In times of crisis, things radicalize. In normal life, I already spent my days largely behind screens, while real life played out in the streets. These days, I live by the screen, in a kind of symbosis with my MacBook Air – and of course the complex ICT structures it is implicated with – while street life is choreographed by virus avoidance. The ever-present contradiction between virtual and real world radicalizes in both directions. While the physical world instills fear, we dream new dreams of virtual reality: Panopto! Teams! Zoom! Canvas! The more restricted our freedom of movement in the real world, the more expansive the new cyberspace vistas become. The real-world grinds to a halt, as the virtual world develops at warp speed.

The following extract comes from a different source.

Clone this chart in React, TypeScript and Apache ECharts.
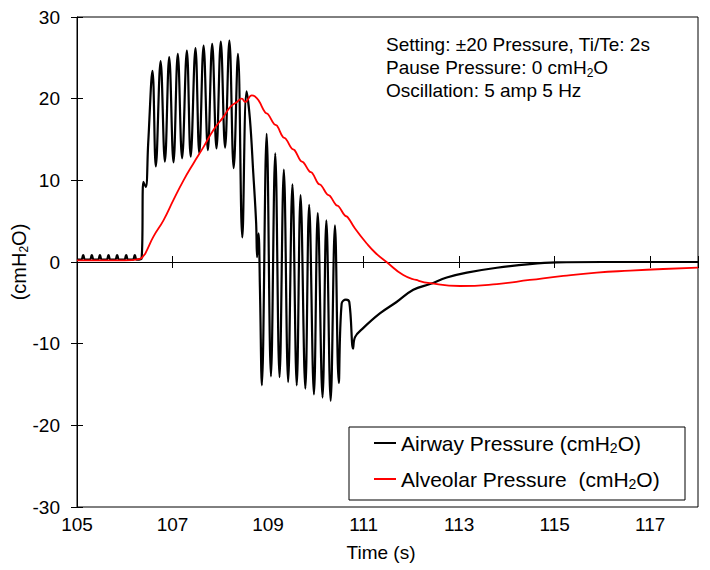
import React, { useEffect, useRef } from "react";
import * as echarts from "echarts";

// ---- Data ----
const xTicks = { min: 105, max: 118, step: 2 };
const yTicks = { min: -30, max: 30, step: 10 };

const airwayName = "Airway Pressure (cmH2O)";
const alveolarName = "Alveolar Pressure (cmH2O)";

const airwayTime = [
  105.0, 105.09, 105.13, 105.17, 105.27, 105.31, 105.35, 105.44, 105.48, 105.52, 105.62, 105.66,
  105.7, 105.8, 105.84, 105.88, 105.99, 106.03, 106.07, 106.17, 106.21, 106.25, 106.35, 106.39,
  106.44, 106.49, 106.58, 106.65, 106.75, 106.84, 106.93, 107.02, 107.11, 107.2, 107.3, 107.38,
  107.48, 107.56, 107.65, 107.74, 107.83, 107.92, 108.01, 108.1, 108.19, 108.28, 108.37, 108.46,
  108.55, 108.62, 108.69, 108.75, 108.77, 108.8, 108.83, 108.87, 108.97, 109.06, 109.15, 109.24,
  109.33, 109.42, 109.51, 109.6, 109.68, 109.78, 109.86, 109.96, 110.04, 110.14, 110.22, 110.31,
  110.4, 110.48, 110.54, 110.63, 110.7, 110.78, 110.82, 110.99, 111.34, 111.69, 112.04, 112.39,
  112.74, 113.16, 113.79, 114.48, 115.04, 116.0, 118.0,
];
const airwayValue = [
  0.3, 0.3, 0.85, 0.3, 0.3, 0.85, 0.3, 0.3, 0.85, 0.3, 0.3, 0.85,
  0.3, 0.3, 0.85, 0.3, 0.3, 0.85, 0.3, 0.3, 0.85, 0.3, 0.4, 9.8,
  9.2, 14.5, 23.4, 11.7, 24.6, 12.3, 25.1, 12.2, 25.5, 12.7, 25.9, 12.9,
  26.2, 13.3, 26.5, 13.7, 26.7, 13.9, 27.0, 14.0, 27.1, 11.5, 25.5, 3.0,
  20.9, 17.5, 10.9, 4.8, 0.6, 3.5, -3.4, -15.1, 15.7, -14.0, 13.3, -14.1,
  11.3, -14.7, 9.5, -15.1, 8.2, -15.5, 7.0, -16.2, 6.0, -16.6, 5.1, -17.0,
  4.5, -14.8, -5.1, -4.6, -4.9, -10.6, -9.2, -8.1, -6.3, -4.9, -3.4, -2.7,
  -1.9, -1.3, -0.7, -0.25, -0.05, 0.0, 0.0,
];

const alveolarTime = [
  105.0, 106.0, 106.3, 106.4, 106.46, 106.6, 106.81, 107.02, 107.23, 107.44, 107.65, 107.86,
  108.07, 108.21, 108.35, 108.45, 108.52, 108.66, 108.72, 108.8, 108.94, 109.0, 109.125, 109.185,
  109.31, 109.37, 109.495, 109.555, 109.68, 109.74, 109.865, 109.925, 110.05, 110.11, 110.235, 110.295,
  110.42, 110.48, 110.605, 110.665, 110.82, 111.06, 111.25, 111.48, 111.83, 112.1, 112.39, 113.02,
  113.79, 114.48, 115.18, 115.88, 116.58, 117.27, 118.0,
];
const alveolarValue = [
  0.2, 0.2, 0.35, 0.8, 1.4, 3.1, 5.1, 7.6, 10.0, 12.1, 14.1, 16.2,
  17.8, 19.0, 19.6, 20.0, 19.6, 20.4, 20.3, 19.8, 18.3, 18.1, 16.9, 16.7,
  15.3, 15.1, 13.9, 13.7, 12.4, 12.2, 11.1, 10.9, 9.6, 9.4, 8.3, 8.1,
  7.0, 6.8, 5.7, 5.5, 4.1, 2.3, 1.1, 0.0, -1.6, -2.2, -2.6, -2.94,
  -2.7, -2.2, -1.7, -1.3, -1.06, -0.86, -0.7,
];

const noteLines = [
  "Setting: \u00b120 Pressure, Ti/Te: 2s",
  "Pause Pressure: 0 cmH{sub|2}O",
  "Oscillation: 5 amp 5 Hz",
];
const yAxisTitle = "(cmH{sub|2}O)";
const xAxisTitle = "Time (s)";

const FONT = "Liberation Sans, Arial, Helvetica, sans-serif";

function zip(t: number[], v: number[]) {
  return t.map((x, i) => [x, v[i]]);
}

export default function App() {
  const ref = useRef<HTMLDivElement>(null);

  useEffect(() => {
    if (!ref.current) return;
    const chart = echarts.init(ref.current, undefined, { renderer: "svg" });

    const subRich = {
      sub: {
        fontSize: 12,
        lineHeight: 12,
        verticalAlign: "bottom",
        fontFamily: FONT,
        color: "#000",
      },
    };
    const legendRich = {
      sub: {
        fontSize: 14,
        lineHeight: 13,
        verticalAlign: "bottom",
        fontFamily: FONT,
        color: "#000",
      },
    };

    const baseX = {
      type: "value",
      min: xTicks.min,
      max: xTicks.max,
      interval: xTicks.step,
      position: "bottom",
      splitLine: { show: false },
      axisLabel: { show: false },
    };

    const option: any = {
      animation: false,
      backgroundColor: "#fff",
      grid: {
        left: 77,
        right: 12,
        top: 17,
        bottom: 63,
        show: true,
        borderColor: "#000",
        borderWidth: 1,
        backgroundColor: "transparent",
      },
      xAxis: [
        {
          ...baseX,
          axisLine: { show: true, onZero: true, onZeroAxisIndex: 0, lineStyle: { color: "#000", width: 1 } },
          axisTick: { show: true, inside: true, length: 6, lineStyle: { color: "#000" } },
        },
        {
          ...baseX,
          axisLine: { show: true, onZero: true, onZeroAxisIndex: 0, lineStyle: { color: "#000", width: 1 } },
          axisTick: { show: true, inside: false, length: 6, lineStyle: { color: "#000" } },
        },
        {
          ...baseX,
          axisLine: { show: false, onZero: false },
          axisTick: { show: false },
          axisLabel: {
            show: true,
            fontSize: 19,
            fontFamily: FONT,
            color: "#000",
            margin: 8,
            showMaxLabel: false,
          },
        },
      ],
      yAxis: [
        {
          type: "value",
          min: yTicks.min,
          max: yTicks.max,
          interval: yTicks.step,
          position: "left",
          axisLine: { show: true, onZero: false, lineStyle: { color: "#000", width: 1 } },
          axisTick: { show: true, inside: false, length: 6, lineStyle: { color: "#000" } },
          axisLabel: { fontSize: 19, fontFamily: FONT, color: "#000", margin: 17 },
          splitLine: { show: false },
        },
        {
          type: "value",
          min: yTicks.min,
          max: yTicks.max,
          interval: yTicks.step,
          position: "left",
          axisLine: { show: false, onZero: false },
          axisTick: { show: true, inside: true, length: 6, lineStyle: { color: "#000" } },
          axisLabel: { show: false },
          splitLine: { show: false },
        },
      ],
      legend: {
        orient: "vertical",
        left: 374,
        top: 431,
        padding: 0,
        itemGap: 12,
        itemWidth: 22,
        itemHeight: 2,
        icon: "rect",
        selectedMode: false,
        data: [airwayName, alveolarName],
        formatter: (name: string) =>
          name === airwayName ? "Airway Pressure (cmH{sub|2}O)" : "Alveolar Pressure  (cmH{sub|2}O)",
        textStyle: {
          fontSize: 21,
          fontFamily: FONT,
          color: "#000",
          lineHeight: 24,
          rich: legendRich,
        },
      },
      graphic: [
        {
          type: "rect",
          silent: true,
          shape: { x: 349, y: 427, width: 336, height: 73 },
          style: { fill: "none", stroke: "#000", lineWidth: 1 },
        },
        {
          type: "text",
          x: 386,
          y: 33,
          silent: true,
          style: {
            text: noteLines.join("\n"),
            fontSize: 19,
            fontFamily: FONT,
            fill: "#000",
            lineHeight: 23,
            align: "left",
            verticalAlign: "top",
            rich: subRich,
          },
        },
        {
          type: "text",
          x: 19,
          y: 262,
          rotation: Math.PI / 2,
          silent: true,
          style: {
            text: yAxisTitle,
            fontSize: 20,
            fontFamily: FONT,
            fill: "#000",
            lineHeight: 22,
            align: "center",
            verticalAlign: "middle",
            rich: subRich,
          },
        },
        {
          type: "text",
          x: 381,
          y: 552,
          silent: true,
          style: {
            text: xAxisTitle,
            fontSize: 19,
            fontFamily: FONT,
            fill: "#000",
            align: "center",
            verticalAlign: "middle",
          },
        },
      ],
      series: [
        {
          name: alveolarName,
          type: "line",
          xAxisIndex: 0,
          yAxisIndex: 0,
          data: zip(alveolarTime, alveolarValue),
          showSymbol: false,
          symbol: "none",
          smooth: 0.5,
          color: "#ff0000",
          lineStyle: { color: "#ff0000", width: 1.8 },
          z: 3,
        },
        {
          name: airwayName,
          type: "line",
          xAxisIndex: 0,
          yAxisIndex: 0,
          data: zip(airwayTime, airwayValue),
          showSymbol: false,
          symbol: "none",
          smooth: 0.4,
          color: "#000000",
          lineStyle: { color: "#000000", width: 2.2 },
          z: 2,
        },
      ],
    };

    chart.setOption(option);
    return () => chart.dispose();
  }, []);

  return (
    <div
      ref={ref}
      style={{ position: "fixed", left: 0, top: 0, width: 710, height: 570, background: "#fff" }}
    />
  );
}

Historically this is bound to be a new experience. In earlier ominous times, we had little choice but to contract our lives, lacking however any compensatory ability to expand virtually. Now that we can, we experience the first law of new cyberdynamics: what you lose in terms of reality, you win in terms of virtuality (this is of course actually the first law of media). Not being able to go play out in the streets, we lose ourselves online in endless possibilities of recombination. We collect, send, give away, store, pass on at will – as there is no scarcity in cyberspace, we live here unburdened by the hoarding shame prevalent in the real world.

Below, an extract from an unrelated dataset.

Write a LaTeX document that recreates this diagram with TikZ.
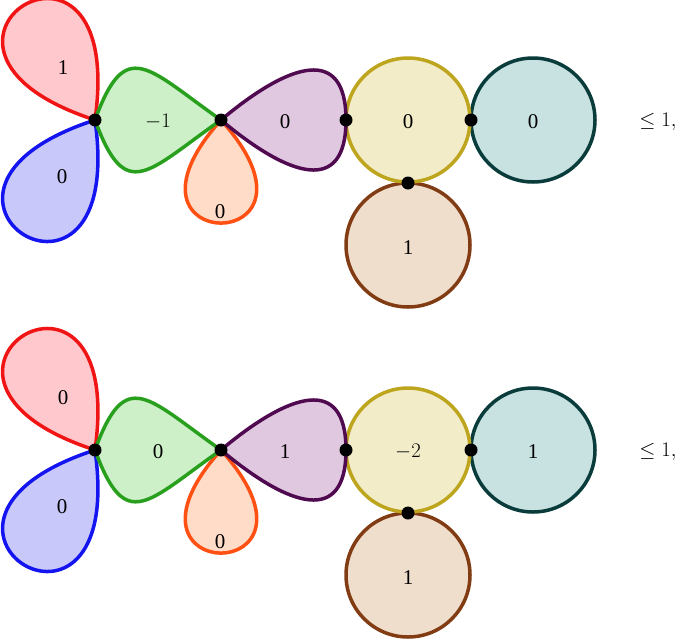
\documentclass[tikz,border=0pt]{standalone}
\usepackage{fontspec}
\setmainfont{Liberation Serif}
\begin{document}
\begin{tikzpicture}[x=1pt,y=-1pt,
  lobe/.style={line width=3.5pt},
  dot/.style={circle,fill=black,inner sep=0pt,minimum size=13pt},
  lbl/.style={font=\fontsize{21}{24}\selectfont}]
\definecolor{rS}{RGB}{240,20,20}\definecolor{rF}{RGB}{255,200,205}
\definecolor{bS}{RGB}{20,20,240}\definecolor{bF}{RGB}{200,200,250}
\definecolor{gS}{RGB}{40,160,30}\definecolor{gF}{RGB}{205,240,200}
\definecolor{oS}{RGB}{255,80,20}\definecolor{oF}{RGB}{255,220,200}
\definecolor{pS}{RGB}{80,10,80}\definecolor{pF}{RGB}{225,200,225}
\definecolor{yS}{RGB}{190,165,30}\definecolor{yF}{RGB}{242,236,200}
\definecolor{tS}{RGB}{10,60,60}\definecolor{tF}{RGB}{200,225,225}
\definecolor{nS}{RGB}{130,60,20}\definecolor{nF}{RGB}{240,222,205}
\useasboundingbox (0,0) rectangle (685,643);
\foreach \oy/\la/\lb/\lc/\ld/\le/\lf/\lg/\lh in
  {0/1/0/$-1$/0/0/0/0/1, 330/0/0/0/0/1/$-2$/1/1}{
\begin{scope}[yshift=-\oy pt]
\coordinate (A\oy) at (95,120);
\coordinate (B\oy) at (221,120);
\coordinate (C\oy) at (346,120);
\coordinate (D\oy) at (471,120);
\coordinate (E\oy) at (408,183);
\draw[lobe,draw=nS,fill=nF] (408,245) circle[radius=62];
\draw[lobe,draw=tS,fill=tF] (533,120) circle[radius=62];
\draw[lobe,draw=yS,fill=yF] (408,120) circle[radius=62];
\draw[lobe,draw=rS,fill=rF] (A\oy) .. controls +(-82:235) and +(-162:235) .. (A\oy);
\draw[lobe,draw=bS,fill=bF] (A\oy) .. controls +(82:235) and +(162:235) .. (A\oy);
\draw[lobe,draw=oS,fill=oF] (B\oy) .. controls +(132:185) and +(48:185) .. (B\oy);
\draw[lobe,draw=pS,fill=pF] (B\oy) .. controls +(-40:90) and +(-90:75) .. (C\oy) .. controls +(90:75) and +(40:90) .. (B\oy);
\draw[lobe,draw=gS,fill=gF] (A\oy) .. controls +(-70:90) and +(-145:90) .. (B\oy) .. controls +(145:90) and +(70:90) .. (A\oy);
\node[dot] (a\oy) at (A\oy) {};
\node[dot] (b\oy) at (B\oy) {};
\node[dot] (c\oy) at (C\oy) {};
\node[dot] (d\oy) at (D\oy) {};
\node[dot] (e\oy) at (E\oy) {};
\node[lbl] (la\oy) at (63,68) {\la};
\node[lbl] (lb\oy) at (62,177) {\lb};
\node[lbl] (lc\oy) at (158,122) {\lc};
\node[lbl] (ld\oy) at (220,212) {\ld};
\node[lbl] (le\oy) at (285,122) {\le};
\node[lbl] (lf\oy) at (408,122) {\lf};
\node[lbl] (lg\oy) at (533,122) {\lg};
\node[lbl] (lh\oy) at (408,248) {\lh};
\node[lbl] (t\oy) at (658,122) {$\leq 1,$};
\end{scope}}
\end{tikzpicture}
\end{document}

This brave new online world is an ambiguous double of useful laboring and aimless drifting. Things must go on! If at all possible, even better than before. Online education, for example. Yes, it does feel very productive and useful. But just as much, it is an eschewing, or shunning, of the real world outside, which we can seemingly conjure and charm through such virtual means. In that sense, the virtual world may be considered a new human immune system, a part of anthropotechnics.
But old immune systems remain active as well. At times, I switch from my MacBook to my Steingraeber grand piano, and my fingers produce not Benjamin but Bach. Implied here is a certain human, or shall I say bourgeois, beseeching faith – a faith that the world will be better. I remember a similar faith from the series The mind of the universe, televised some three years ago, and still viewable online. Parading were mad scientists, super geneticists, and even someone aiming for a ‘chemical Google’: molecular recombination, of everything – at your service. But luckily, there was anchorman Robbert Dijkgraaf, Dutch celebrity scientist and IAS president, from his Princeton living room, seated behind his C.Bechstein grand piano, with Beethoven bust on top.